> Information provided:
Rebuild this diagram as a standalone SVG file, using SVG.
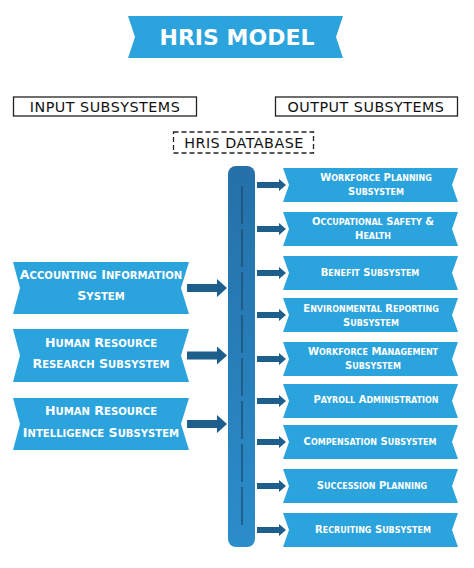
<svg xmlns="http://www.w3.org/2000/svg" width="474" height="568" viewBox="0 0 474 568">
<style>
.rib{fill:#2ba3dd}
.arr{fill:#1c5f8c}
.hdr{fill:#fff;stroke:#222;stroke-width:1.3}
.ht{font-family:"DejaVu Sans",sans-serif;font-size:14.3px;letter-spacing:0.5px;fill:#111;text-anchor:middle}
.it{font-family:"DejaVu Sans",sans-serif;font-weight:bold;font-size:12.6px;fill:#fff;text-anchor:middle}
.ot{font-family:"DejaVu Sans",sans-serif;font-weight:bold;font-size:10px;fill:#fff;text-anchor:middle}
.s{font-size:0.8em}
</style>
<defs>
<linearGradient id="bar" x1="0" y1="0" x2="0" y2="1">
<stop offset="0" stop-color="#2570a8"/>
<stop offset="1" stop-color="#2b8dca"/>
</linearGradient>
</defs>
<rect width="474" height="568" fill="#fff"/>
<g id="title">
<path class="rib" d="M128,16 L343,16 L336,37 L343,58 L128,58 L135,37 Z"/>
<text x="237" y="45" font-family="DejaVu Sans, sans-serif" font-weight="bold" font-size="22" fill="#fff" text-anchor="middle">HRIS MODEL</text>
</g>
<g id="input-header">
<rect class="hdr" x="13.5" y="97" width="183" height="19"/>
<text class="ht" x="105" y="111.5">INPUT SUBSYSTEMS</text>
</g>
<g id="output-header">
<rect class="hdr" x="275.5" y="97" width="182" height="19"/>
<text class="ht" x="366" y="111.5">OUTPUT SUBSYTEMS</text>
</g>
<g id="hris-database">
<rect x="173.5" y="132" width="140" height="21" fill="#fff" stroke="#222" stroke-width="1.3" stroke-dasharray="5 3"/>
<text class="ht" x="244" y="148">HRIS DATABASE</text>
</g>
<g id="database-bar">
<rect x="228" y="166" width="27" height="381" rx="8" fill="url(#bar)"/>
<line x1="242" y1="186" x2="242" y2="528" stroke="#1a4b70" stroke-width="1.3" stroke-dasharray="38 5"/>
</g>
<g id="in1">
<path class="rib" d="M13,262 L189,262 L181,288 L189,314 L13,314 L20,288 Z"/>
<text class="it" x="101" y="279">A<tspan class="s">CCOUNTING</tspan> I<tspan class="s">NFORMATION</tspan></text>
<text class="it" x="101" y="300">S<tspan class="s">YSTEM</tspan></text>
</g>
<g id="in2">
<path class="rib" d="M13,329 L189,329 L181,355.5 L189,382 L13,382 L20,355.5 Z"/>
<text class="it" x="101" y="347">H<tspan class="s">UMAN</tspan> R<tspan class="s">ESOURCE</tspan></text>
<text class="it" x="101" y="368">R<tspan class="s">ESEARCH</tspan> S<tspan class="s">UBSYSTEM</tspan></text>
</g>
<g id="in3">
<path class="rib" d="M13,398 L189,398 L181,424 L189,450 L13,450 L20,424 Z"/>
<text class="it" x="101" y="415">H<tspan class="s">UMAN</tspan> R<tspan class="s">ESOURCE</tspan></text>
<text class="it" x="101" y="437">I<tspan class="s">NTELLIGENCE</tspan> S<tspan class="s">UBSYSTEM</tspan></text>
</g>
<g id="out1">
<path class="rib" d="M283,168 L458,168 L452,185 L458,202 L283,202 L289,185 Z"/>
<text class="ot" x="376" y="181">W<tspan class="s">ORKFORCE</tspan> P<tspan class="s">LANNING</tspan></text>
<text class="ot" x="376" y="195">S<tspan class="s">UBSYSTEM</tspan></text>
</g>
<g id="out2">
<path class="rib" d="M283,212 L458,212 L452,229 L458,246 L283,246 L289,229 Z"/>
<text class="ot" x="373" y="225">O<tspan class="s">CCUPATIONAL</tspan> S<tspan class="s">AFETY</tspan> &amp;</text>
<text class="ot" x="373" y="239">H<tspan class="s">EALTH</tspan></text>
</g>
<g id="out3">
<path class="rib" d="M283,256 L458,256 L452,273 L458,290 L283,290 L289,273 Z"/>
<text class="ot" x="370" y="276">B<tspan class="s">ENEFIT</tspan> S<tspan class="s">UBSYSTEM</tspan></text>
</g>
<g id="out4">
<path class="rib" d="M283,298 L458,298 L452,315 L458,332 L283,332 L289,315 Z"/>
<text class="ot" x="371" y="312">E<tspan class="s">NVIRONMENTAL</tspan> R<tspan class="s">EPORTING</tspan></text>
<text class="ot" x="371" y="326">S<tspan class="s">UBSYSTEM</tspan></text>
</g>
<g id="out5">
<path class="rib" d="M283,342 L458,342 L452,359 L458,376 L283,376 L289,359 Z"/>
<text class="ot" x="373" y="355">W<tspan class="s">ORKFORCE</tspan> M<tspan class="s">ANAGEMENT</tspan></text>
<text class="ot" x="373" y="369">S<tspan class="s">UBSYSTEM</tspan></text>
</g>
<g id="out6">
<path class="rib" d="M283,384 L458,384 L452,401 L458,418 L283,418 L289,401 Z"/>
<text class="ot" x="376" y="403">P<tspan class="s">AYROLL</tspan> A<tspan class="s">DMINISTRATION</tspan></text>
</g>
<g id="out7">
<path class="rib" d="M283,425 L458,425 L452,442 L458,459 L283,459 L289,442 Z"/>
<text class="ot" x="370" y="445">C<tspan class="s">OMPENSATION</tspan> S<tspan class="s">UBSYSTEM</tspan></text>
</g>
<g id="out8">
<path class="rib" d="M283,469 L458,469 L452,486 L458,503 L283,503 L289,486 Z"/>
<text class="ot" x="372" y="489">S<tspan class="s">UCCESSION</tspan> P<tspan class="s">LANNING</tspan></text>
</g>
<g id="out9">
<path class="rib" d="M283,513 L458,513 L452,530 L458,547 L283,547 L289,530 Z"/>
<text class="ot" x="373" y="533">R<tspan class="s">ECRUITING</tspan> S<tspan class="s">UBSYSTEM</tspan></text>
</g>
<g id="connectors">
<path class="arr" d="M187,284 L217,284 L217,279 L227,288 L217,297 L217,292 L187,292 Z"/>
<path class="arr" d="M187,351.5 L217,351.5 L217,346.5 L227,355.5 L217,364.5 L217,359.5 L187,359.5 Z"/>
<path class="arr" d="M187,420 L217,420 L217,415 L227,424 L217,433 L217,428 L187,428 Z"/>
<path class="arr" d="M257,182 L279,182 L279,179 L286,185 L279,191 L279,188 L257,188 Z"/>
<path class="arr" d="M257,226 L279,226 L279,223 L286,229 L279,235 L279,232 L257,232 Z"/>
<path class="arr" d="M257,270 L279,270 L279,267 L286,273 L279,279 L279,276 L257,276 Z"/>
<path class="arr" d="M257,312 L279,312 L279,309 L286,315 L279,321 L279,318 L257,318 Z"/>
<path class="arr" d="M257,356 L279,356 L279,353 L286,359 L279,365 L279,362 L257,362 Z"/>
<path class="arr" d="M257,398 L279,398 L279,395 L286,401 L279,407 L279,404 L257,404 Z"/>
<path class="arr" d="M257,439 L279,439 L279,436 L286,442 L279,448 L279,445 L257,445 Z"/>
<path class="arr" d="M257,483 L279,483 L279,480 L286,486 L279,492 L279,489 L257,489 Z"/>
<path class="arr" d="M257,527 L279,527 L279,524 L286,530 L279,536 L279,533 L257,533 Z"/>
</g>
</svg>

> Problem to work on:
Give back the whole listing as it stands, minus its pictures.

> Full solution:
Rebuild this diagram as a standalone SVG file, using SVG.
<svg xmlns="http://www.w3.org/2000/svg" width="474" height="568" viewBox="0 0 474 568">
<style>
.rib{fill:#2ba3dd}
.arr{fill:#1c5f8c}
.hdr{fill:#fff;stroke:#222;stroke-width:1.3}
.ht{font-family:"DejaVu Sans",sans-serif;font-size:14.3px;letter-spacing:0.5px;fill:#111;text-anchor:middle}
.it{font-family:"DejaVu Sans",sans-serif;font-weight:bold;font-size:12.6px;fill:#fff;text-anchor:middle}
.ot{font-family:"DejaVu Sans",sans-serif;font-weight:bold;font-size:10px;fill:#fff;text-anchor:middle}
.s{font-size:0.8em}
</style>
<defs>
<linearGradient id="bar" x1="0" y1="0" x2="0" y2="1">
<stop offset="0" stop-color="#2570a8"/>
<stop offset="1" stop-color="#2b8dca"/>
</linearGradient>
</defs>
<rect width="474" height="568" fill="#fff"/>
<g id="title">
<path class="rib" d="M128,16 L343,16 L336,37 L343,58 L128,58 L135,37 Z"/>
<text x="237" y="45" font-family="DejaVu Sans, sans-serif" font-weight="bold" font-size="22" fill="#fff" text-anchor="middle">HRIS MODEL</text>
</g>
<g id="input-header">
<rect class="hdr" x="13.5" y="97" width="183" height="19"/>
<text class="ht" x="105" y="111.5">INPUT SUBSYSTEMS</text>
</g>
<g id="output-header">
<rect class="hdr" x="275.5" y="97" width="182" height="19"/>
<text class="ht" x="366" y="111.5">OUTPUT SUBSYTEMS</text>
</g>
<g id="hris-database">
<rect x="173.5" y="132" width="140" height="21" fill="#fff" stroke="#222" stroke-width="1.3" stroke-dasharray="5 3"/>
<text class="ht" x="244" y="148">HRIS DATABASE</text>
</g>
<g id="database-bar">
<rect x="228" y="166" width="27" height="381" rx="8" fill="url(#bar)"/>
<line x1="242" y1="186" x2="242" y2="528" stroke="#1a4b70" stroke-width="1.3" stroke-dasharray="38 5"/>
</g>
<g id="in1">
<path class="rib" d="M13,262 L189,262 L181,288 L189,314 L13,314 L20,288 Z"/>
<text class="it" x="101" y="279">A<tspan class="s">CCOUNTING</tspan> I<tspan class="s">NFORMATION</tspan></text>
<text class="it" x="101" y="300">S<tspan class="s">YSTEM</tspan></text>
</g>
<g id="in2">
<path class="rib" d="M13,329 L189,329 L181,355.5 L189,382 L13,382 L20,355.5 Z"/>
<text class="it" x="101" y="347">H<tspan class="s">UMAN</tspan> R<tspan class="s">ESOURCE</tspan></text>
<text class="it" x="101" y="368">R<tspan class="s">ESEARCH</tspan> S<tspan class="s">UBSYSTEM</tspan></text>
</g>
<g id="in3">
<path class="rib" d="M13,398 L189,398 L181,424 L189,450 L13,450 L20,424 Z"/>
<text class="it" x="101" y="415">H<tspan class="s">UMAN</tspan> R<tspan class="s">ESOURCE</tspan></text>
<text class="it" x="101" y="437">I<tspan class="s">NTELLIGENCE</tspan> S<tspan class="s">UBSYSTEM</tspan></text>
</g>
<g id="out1">
<path class="rib" d="M283,168 L458,168 L452,185 L458,202 L283,202 L289,185 Z"/>
<text class="ot" x="376" y="181">W<tspan class="s">ORKFORCE</tspan> P<tspan class="s">LANNING</tspan></text>
<text class="ot" x="376" y="195">S<tspan class="s">UBSYSTEM</tspan></text>
</g>
<g id="out2">
<path class="rib" d="M283,212 L458,212 L452,229 L458,246 L283,246 L289,229 Z"/>
<text class="ot" x="373" y="225">O<tspan class="s">CCUPATIONAL</tspan> S<tspan class="s">AFETY</tspan> &amp;</text>
<text class="ot" x="373" y="239">H<tspan class="s">EALTH</tspan></text>
</g>
<g id="out3">
<path class="rib" d="M283,256 L458,256 L452,273 L458,290 L283,290 L289,273 Z"/>
<text class="ot" x="370" y="276">B<tspan class="s">ENEFIT</tspan> S<tspan class="s">UBSYSTEM</tspan></text>
</g>
<g id="out4">
<path class="rib" d="M283,298 L458,298 L452,315 L458,332 L283,332 L289,315 Z"/>
<text class="ot" x="371" y="312">E<tspan class="s">NVIRONMENTAL</tspan> R<tspan class="s">EPORTING</tspan></text>
<text class="ot" x="371" y="326">S<tspan class="s">UBSYSTEM</tspan></text>
</g>
<g id="out5">
<path class="rib" d="M283,342 L458,342 L452,359 L458,376 L283,376 L289,359 Z"/>
<text class="ot" x="373" y="355">W<tspan class="s">ORKFORCE</tspan> M<tspan class="s">ANAGEMENT</tspan></text>
<text class="ot" x="373" y="369">S<tspan class="s">UBSYSTEM</tspan></text>
</g>
<g id="out6">
<path class="rib" d="M283,384 L458,384 L452,401 L458,418 L283,418 L289,401 Z"/>
<text class="ot" x="376" y="403">P<tspan class="s">AYROLL</tspan> A<tspan class="s">DMINISTRATION</tspan></text>
</g>
<g id="out7">
<path class="rib" d="M283,425 L458,425 L452,442 L458,459 L283,459 L289,442 Z"/>
<text class="ot" x="370" y="445">C<tspan class="s">OMPENSATION</tspan> S<tspan class="s">UBSYSTEM</tspan></text>
</g>
<g id="out8">
<path class="rib" d="M283,469 L458,469 L452,486 L458,503 L283,503 L289,486 Z"/>
<text class="ot" x="372" y="489">S<tspan class="s">UCCESSION</tspan> P<tspan class="s">LANNING</tspan></text>
</g>
<g id="out9">
<path class="rib" d="M283,513 L458,513 L452,530 L458,547 L283,547 L289,530 Z"/>
<text class="ot" x="373" y="533">R<tspan class="s">ECRUITING</tspan> S<tspan class="s">UBSYSTEM</tspan></text>
</g>
<g id="connectors">
<path class="arr" d="M187,284 L217,284 L217,279 L227,288 L217,297 L217,292 L187,292 Z"/>
<path class="arr" d="M187,351.5 L217,351.5 L217,346.5 L227,355.5 L217,364.5 L217,359.5 L187,359.5 Z"/>
<path class="arr" d="M187,420 L217,420 L217,415 L227,424 L217,433 L217,428 L187,428 Z"/>
<path class="arr" d="M257,182 L279,182 L279,179 L286,185 L279,191 L279,188 L257,188 Z"/>
<path class="arr" d="M257,226 L279,226 L279,223 L286,229 L279,235 L279,232 L257,232 Z"/>
<path class="arr" d="M257,270 L279,270 L279,267 L286,273 L279,279 L279,276 L257,276 Z"/>
<path class="arr" d="M257,312 L279,312 L279,309 L286,315 L279,321 L279,318 L257,318 Z"/>
<path class="arr" d="M257,356 L279,356 L279,353 L286,359 L279,365 L279,362 L257,362 Z"/>
<path class="arr" d="M257,398 L279,398 L279,395 L286,401 L279,407 L279,404 L257,404 Z"/>
<path class="arr" d="M257,439 L279,439 L279,436 L286,442 L279,448 L279,445 L257,445 Z"/>
<path class="arr" d="M257,483 L279,483 L279,480 L286,486 L279,492 L279,489 L257,489 Z"/>
<path class="arr" d="M257,527 L279,527 L279,524 L286,530 L279,536 L279,533 L257,533 Z"/>
</g>
</svg>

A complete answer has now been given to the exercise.